Sonic Architecture: 10 Films Where Audio Defines Space
Cinema is frequently miscategorized as a purely visual medium. This selection highlights works where the acoustic environment—the 'hum' of the world—dictates emotional gravity more than any dialogue. These films utilize psychoacoustics to bypass intellectual filters, turning the theater into a physical pressure chamber or a vacuum of existential dread.
🎬 Eraserhead (1977)
📝 Description: David Lynch’s industrial fever dream functions as a masterclass in 'room tone' as horror. Sound designer Alan Splet spent months in a basement recording the rhythmic wheezing of radiators and the hiss of steam, which were then layered into a continuous, low-frequency drone that never ceases.
- Unlike traditional horror that uses musical stings, this film maintains a constant industrial roar that induces chronic low-level anxiety. The viewer experiences a state of permanent sensory unease, mirroring the protagonist's domestic entrapment.
🎬 Сталкер (1979)
📝 Description: Andrei Tarkovsky’s philosophical trek through the Zone utilizes a 'processed' reality. Composer Eduard Artemyev used the Synthi 100 to manipulate natural field recordings—water droplets, bird calls, and train clatter—until they became metallic, alien textures.
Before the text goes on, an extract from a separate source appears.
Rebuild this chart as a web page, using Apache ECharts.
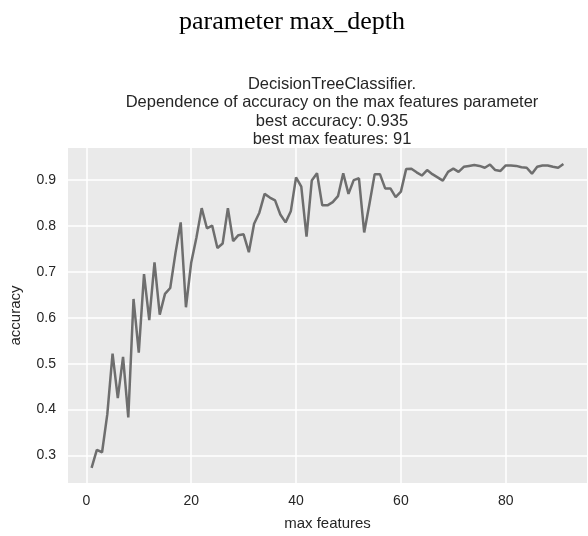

- The film treats silence as a physical object. The viewer learns to decode the 'breath' of the environment, gaining an insight into how landscape and consciousness are inextricably linked through vibration.
🎬 Under the Skin (2013)
📝 Description: An alien entity observes Glasgow through a lens of cold detachment. Mica Levi’s score and the surrounding sound design use digital stretching and detuned strings to create audio that feels 'anatomically wrong' to the human ear.
- It strips away cinematic comfort by mixing hidden-camera footage with hyper-realistic, abrasive city noise. The viewer realizes how predatory and mechanical the human world sounds to an outsider.
🎬 Blade Runner 2049 (2017)
📝 Description: Denis Villeneuve’s sequel employs 'sonic brutalism.' Mark Mangini and Theo Green utilized field recordings from dry lake beds and massive industrial fans to create a soundscape that feels like it has weight and volume.
- The film blurs the boundary between sound effects and music so thoroughly that the environment itself becomes the orchestra. It forces the audience to feel the crushing scale of a decaying, post-human future.
🎬 The Revenant (2015)
📝 Description: A survival epic where the elements are the primary antagonists. Ryuichi Sakamoto recorded the sound of wind passing through Arctic ice and layered it with digital pads to simulate the sensation of freezing air entering the lungs.
- It prioritizes the 'texture' of coldness over melodic themes. The viewer experiences a visceral, shivering response, realizing that nature is not a backdrop but a relentless acoustic force.
🎬 Arrival (2016)
📝 Description: A study in first contact and linguistics. The late Jóhann Jóhannsson processed human vocal cycles through 15-inch subwoofers to create the 'Heptapod' language, making the alien presence feel like a tectonic shift.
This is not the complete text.